• _SET PROBLEM_
Reproduce each line from the first in the data through the line that contains "өнімінің ЖІӨ -гі" exactly; give nothing else.

»»

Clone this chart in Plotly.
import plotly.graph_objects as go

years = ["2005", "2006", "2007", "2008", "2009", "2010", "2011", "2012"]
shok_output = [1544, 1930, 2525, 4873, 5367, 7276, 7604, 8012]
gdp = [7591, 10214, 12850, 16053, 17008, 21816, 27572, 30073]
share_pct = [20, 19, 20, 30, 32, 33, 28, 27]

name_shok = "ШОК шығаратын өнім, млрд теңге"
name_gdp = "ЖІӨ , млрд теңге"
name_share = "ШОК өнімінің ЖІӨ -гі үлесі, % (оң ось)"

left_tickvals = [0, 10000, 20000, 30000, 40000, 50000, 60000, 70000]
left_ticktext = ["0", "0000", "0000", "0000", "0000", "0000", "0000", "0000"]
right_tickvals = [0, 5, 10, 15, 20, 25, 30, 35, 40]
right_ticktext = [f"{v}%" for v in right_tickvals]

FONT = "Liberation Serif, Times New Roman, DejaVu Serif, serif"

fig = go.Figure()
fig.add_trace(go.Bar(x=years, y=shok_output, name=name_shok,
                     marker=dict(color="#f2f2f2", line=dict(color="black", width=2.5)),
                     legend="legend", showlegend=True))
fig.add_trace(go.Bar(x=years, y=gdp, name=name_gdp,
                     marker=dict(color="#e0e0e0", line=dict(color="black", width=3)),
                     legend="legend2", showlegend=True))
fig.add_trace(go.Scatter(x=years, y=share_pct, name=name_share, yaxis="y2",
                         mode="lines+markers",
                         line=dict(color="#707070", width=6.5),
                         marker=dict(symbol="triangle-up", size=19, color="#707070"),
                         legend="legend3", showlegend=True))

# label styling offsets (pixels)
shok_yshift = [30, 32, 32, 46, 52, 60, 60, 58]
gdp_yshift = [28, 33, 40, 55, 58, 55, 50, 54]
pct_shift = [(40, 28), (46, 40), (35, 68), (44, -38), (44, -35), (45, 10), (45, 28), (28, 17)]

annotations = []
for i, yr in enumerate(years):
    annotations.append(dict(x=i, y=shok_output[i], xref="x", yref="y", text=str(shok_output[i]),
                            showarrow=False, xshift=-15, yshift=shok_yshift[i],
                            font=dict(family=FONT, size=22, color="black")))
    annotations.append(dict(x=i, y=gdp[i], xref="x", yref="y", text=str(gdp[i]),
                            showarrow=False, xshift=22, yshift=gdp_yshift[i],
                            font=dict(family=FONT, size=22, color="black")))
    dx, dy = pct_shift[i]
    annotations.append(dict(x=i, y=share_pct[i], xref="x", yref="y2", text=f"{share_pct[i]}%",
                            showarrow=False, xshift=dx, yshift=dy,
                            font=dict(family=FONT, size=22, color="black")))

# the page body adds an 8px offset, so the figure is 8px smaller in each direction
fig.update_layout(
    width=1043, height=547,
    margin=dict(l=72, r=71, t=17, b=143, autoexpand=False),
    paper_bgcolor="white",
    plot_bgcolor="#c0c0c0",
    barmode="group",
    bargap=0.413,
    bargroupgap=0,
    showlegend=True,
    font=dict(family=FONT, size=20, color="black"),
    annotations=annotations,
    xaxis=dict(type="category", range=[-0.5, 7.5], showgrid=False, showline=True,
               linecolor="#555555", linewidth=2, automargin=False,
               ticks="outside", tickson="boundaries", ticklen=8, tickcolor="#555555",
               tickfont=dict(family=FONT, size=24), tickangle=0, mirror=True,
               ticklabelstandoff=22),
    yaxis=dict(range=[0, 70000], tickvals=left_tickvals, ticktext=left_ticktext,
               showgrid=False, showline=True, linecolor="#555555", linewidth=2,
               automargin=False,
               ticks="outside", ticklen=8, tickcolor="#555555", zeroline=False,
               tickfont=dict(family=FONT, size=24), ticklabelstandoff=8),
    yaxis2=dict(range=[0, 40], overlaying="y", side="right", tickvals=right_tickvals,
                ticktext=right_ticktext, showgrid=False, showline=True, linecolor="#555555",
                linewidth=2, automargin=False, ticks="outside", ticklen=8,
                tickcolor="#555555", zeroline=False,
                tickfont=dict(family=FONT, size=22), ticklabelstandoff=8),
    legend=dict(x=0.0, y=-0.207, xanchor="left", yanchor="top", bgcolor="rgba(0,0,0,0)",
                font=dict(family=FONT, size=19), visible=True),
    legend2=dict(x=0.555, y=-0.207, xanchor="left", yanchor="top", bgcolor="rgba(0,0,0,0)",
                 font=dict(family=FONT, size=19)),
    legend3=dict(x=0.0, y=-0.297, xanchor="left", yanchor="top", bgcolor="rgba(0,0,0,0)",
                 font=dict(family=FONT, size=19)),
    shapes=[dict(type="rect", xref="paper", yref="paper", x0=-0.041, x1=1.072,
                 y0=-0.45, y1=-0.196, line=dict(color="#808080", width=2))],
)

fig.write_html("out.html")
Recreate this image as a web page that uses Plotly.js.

««

• _SOLUTION TO THIS EXERCISE_
Clone this chart in Plotly.
import plotly.graph_objects as go

years = ["2005", "2006", "2007", "2008", "2009", "2010", "2011", "2012"]
shok_output = [1544, 1930, 2525, 4873, 5367, 7276, 7604, 8012]
gdp = [7591, 10214, 12850, 16053, 17008, 21816, 27572, 30073]
share_pct = [20, 19, 20, 30, 32, 33, 28, 27]

name_shok = "ШОК шығаратын өнім, млрд теңге"
name_gdp = "ЖІӨ , млрд теңге"
name_share = "ШОК өнімінің ЖІӨ -гі үлесі, % (оң ось)"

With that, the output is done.